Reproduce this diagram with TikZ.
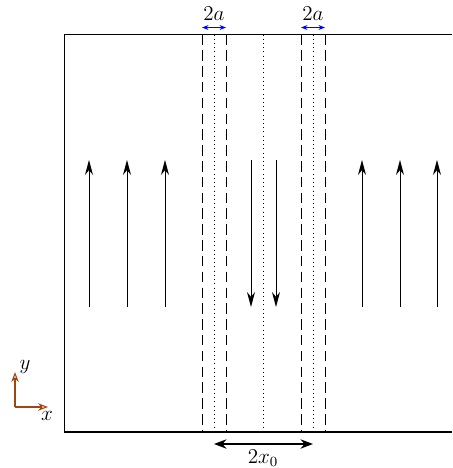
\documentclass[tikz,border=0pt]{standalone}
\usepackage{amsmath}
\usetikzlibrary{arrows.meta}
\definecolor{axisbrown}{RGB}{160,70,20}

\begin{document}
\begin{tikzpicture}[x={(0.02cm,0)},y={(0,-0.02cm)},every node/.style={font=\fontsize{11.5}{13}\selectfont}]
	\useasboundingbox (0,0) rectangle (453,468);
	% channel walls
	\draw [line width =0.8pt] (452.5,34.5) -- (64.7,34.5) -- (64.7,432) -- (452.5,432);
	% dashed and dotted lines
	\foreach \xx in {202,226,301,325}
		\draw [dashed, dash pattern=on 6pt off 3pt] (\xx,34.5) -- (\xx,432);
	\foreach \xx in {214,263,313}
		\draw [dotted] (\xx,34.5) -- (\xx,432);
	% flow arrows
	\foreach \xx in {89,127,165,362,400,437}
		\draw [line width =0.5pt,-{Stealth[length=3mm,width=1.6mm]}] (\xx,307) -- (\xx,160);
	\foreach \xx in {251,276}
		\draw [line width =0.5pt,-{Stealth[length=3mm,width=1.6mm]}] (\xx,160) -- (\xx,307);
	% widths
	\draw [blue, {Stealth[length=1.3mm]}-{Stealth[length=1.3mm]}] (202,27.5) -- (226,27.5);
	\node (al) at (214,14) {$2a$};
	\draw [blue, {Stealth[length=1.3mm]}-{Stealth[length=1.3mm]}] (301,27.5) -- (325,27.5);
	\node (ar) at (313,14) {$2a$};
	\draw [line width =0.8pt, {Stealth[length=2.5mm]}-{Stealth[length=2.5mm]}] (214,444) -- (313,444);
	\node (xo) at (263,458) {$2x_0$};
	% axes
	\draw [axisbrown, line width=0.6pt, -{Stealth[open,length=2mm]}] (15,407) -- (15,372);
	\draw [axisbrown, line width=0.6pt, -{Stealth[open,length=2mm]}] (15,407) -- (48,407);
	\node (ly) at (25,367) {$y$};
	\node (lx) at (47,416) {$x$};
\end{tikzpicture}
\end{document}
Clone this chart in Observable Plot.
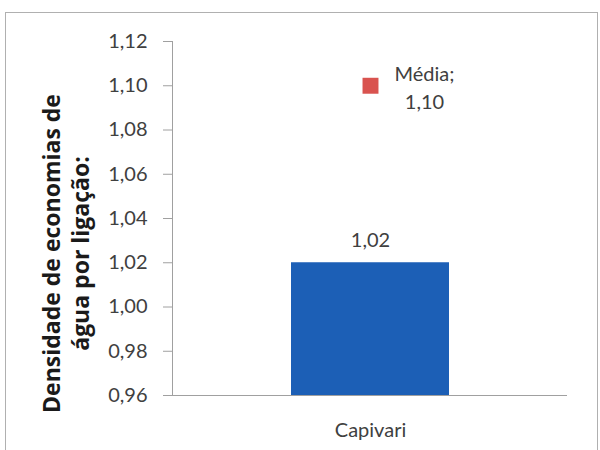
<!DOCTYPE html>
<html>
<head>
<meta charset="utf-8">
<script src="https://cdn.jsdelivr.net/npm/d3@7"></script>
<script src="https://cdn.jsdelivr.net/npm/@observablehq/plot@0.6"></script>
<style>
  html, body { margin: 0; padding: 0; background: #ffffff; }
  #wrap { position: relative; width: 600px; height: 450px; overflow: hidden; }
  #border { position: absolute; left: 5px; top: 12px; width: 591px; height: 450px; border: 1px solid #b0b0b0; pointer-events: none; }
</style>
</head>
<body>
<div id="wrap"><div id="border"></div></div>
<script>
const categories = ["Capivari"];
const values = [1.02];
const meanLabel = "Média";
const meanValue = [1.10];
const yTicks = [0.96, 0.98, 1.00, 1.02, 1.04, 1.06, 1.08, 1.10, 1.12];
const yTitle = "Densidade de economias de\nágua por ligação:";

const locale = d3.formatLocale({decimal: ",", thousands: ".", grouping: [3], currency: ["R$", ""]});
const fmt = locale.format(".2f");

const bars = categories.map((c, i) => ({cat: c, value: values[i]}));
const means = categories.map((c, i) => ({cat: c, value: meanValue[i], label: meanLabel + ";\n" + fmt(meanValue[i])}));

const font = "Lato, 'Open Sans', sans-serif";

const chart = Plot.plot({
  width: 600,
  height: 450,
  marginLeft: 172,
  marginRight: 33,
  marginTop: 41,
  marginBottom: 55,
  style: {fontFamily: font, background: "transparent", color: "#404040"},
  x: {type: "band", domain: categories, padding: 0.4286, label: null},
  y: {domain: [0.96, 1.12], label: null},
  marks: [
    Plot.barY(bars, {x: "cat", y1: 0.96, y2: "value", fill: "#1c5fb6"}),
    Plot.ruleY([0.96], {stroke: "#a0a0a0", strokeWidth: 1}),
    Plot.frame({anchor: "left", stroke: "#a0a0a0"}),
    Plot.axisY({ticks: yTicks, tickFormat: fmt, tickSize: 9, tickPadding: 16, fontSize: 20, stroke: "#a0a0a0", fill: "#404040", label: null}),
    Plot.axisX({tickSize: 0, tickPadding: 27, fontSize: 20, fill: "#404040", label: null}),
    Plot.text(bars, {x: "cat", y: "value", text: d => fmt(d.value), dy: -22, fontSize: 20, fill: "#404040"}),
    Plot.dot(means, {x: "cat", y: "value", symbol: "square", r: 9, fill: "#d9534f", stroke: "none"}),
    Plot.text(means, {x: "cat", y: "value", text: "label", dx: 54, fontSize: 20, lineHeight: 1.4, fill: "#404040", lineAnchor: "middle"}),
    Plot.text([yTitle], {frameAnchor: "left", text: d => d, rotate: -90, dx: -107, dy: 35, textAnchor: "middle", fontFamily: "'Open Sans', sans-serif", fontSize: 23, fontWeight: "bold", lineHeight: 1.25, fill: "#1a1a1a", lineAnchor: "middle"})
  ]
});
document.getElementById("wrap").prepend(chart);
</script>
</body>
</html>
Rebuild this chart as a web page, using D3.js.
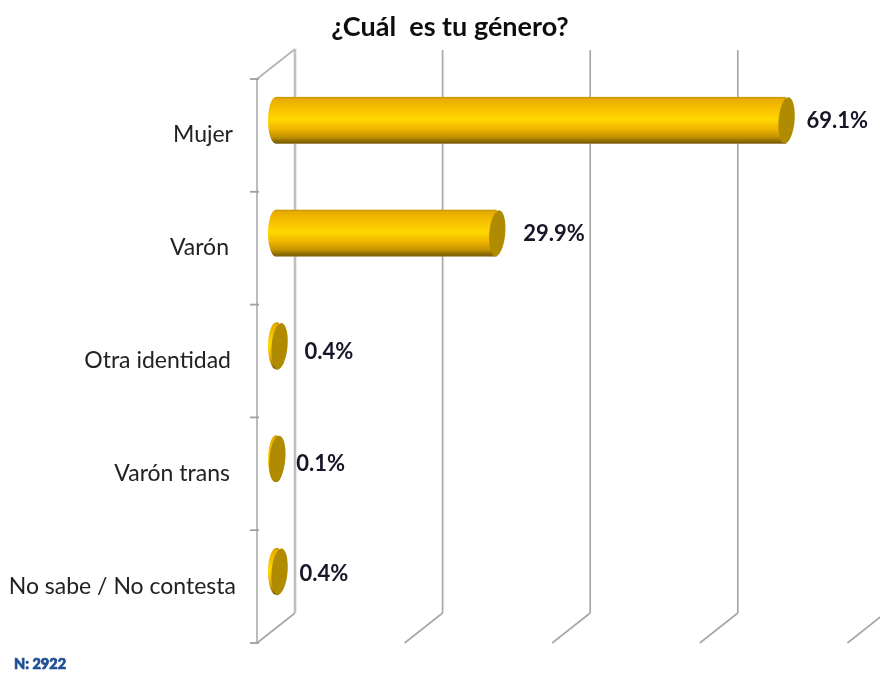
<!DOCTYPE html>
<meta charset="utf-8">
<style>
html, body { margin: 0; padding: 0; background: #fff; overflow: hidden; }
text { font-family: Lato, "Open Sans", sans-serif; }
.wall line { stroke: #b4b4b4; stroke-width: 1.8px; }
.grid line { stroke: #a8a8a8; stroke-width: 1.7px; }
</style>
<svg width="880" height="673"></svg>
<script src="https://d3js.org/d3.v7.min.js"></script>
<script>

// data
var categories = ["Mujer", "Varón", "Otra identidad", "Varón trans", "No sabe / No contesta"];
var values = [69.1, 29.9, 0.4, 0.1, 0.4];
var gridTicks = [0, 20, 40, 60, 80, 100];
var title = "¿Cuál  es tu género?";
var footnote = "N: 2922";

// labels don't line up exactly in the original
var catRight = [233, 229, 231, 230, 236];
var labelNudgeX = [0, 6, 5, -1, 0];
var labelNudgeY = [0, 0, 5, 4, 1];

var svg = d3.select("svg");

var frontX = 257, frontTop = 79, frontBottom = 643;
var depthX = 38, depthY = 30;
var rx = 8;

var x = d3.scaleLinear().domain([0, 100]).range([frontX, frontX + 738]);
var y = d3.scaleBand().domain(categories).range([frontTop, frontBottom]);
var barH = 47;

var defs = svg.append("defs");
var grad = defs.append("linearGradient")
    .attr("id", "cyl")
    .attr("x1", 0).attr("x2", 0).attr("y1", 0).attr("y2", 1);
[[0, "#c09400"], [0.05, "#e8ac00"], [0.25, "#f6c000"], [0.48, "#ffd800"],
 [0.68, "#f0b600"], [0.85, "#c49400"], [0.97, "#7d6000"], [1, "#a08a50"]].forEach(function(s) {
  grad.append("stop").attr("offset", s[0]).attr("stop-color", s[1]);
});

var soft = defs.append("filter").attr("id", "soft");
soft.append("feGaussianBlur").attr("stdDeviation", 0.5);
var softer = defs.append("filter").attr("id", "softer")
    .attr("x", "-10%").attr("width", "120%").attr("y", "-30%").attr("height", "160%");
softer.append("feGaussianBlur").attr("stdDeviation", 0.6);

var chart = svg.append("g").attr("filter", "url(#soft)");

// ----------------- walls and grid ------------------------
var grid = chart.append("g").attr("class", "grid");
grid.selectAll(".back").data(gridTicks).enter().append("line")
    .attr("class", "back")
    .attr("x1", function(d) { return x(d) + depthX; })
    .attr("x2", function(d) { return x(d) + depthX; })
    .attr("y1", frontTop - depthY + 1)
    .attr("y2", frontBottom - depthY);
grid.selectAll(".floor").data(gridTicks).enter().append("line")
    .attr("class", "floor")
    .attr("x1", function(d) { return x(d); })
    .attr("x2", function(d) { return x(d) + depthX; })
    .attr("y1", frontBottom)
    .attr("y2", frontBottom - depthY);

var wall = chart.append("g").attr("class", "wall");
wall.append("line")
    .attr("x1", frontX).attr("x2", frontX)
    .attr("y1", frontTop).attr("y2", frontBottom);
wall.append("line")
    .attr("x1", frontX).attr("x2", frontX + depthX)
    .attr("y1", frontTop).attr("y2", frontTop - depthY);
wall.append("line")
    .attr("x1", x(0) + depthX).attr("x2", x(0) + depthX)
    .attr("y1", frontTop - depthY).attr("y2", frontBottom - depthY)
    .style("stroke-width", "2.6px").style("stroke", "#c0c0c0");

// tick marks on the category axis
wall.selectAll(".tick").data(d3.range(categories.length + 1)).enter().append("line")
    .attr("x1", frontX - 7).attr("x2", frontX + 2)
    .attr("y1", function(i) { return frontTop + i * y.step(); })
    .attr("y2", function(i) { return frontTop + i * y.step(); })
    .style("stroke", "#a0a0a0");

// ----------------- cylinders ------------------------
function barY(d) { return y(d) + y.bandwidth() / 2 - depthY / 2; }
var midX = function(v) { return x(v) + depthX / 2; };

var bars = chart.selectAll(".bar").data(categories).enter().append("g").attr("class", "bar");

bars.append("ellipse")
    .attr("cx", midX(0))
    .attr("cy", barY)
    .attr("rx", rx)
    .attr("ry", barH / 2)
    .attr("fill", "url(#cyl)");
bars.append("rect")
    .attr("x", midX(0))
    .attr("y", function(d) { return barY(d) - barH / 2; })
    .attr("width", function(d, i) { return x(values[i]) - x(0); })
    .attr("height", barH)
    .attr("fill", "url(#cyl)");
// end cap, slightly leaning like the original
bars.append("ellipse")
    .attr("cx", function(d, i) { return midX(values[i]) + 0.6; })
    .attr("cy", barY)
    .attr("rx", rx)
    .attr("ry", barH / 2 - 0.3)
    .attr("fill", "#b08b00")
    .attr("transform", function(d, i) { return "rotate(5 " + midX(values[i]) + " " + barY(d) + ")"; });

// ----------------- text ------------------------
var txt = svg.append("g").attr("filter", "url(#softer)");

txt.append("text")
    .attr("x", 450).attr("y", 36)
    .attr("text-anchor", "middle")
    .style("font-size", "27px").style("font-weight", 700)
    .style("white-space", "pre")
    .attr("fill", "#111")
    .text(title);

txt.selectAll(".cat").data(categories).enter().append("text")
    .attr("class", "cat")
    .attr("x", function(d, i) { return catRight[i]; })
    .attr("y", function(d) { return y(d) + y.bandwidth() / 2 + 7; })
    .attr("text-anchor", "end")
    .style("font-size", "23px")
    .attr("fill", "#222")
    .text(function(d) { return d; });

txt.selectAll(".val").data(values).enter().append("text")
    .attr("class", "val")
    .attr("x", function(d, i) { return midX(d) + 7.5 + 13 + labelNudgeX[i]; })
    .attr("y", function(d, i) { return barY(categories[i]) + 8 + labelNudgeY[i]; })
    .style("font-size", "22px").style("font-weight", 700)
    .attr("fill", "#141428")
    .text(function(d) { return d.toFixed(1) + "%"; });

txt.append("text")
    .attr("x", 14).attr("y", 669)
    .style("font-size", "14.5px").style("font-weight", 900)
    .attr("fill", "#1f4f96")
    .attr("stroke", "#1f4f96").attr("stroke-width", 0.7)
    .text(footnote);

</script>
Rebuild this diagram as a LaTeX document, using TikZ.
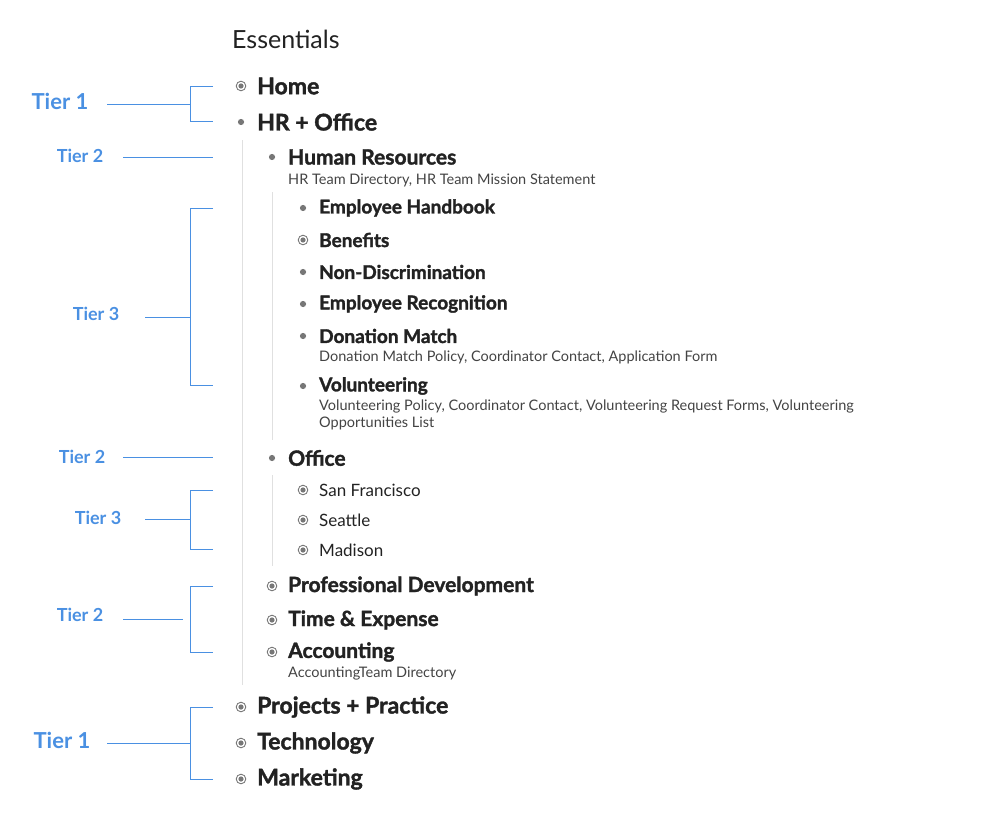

---------------

INSTRUCTIONS TO FOLLOW: State the number of lines in the records that contain the string "diagram", and nothing more.

SOLUTION TO THIS EXERCISE: 2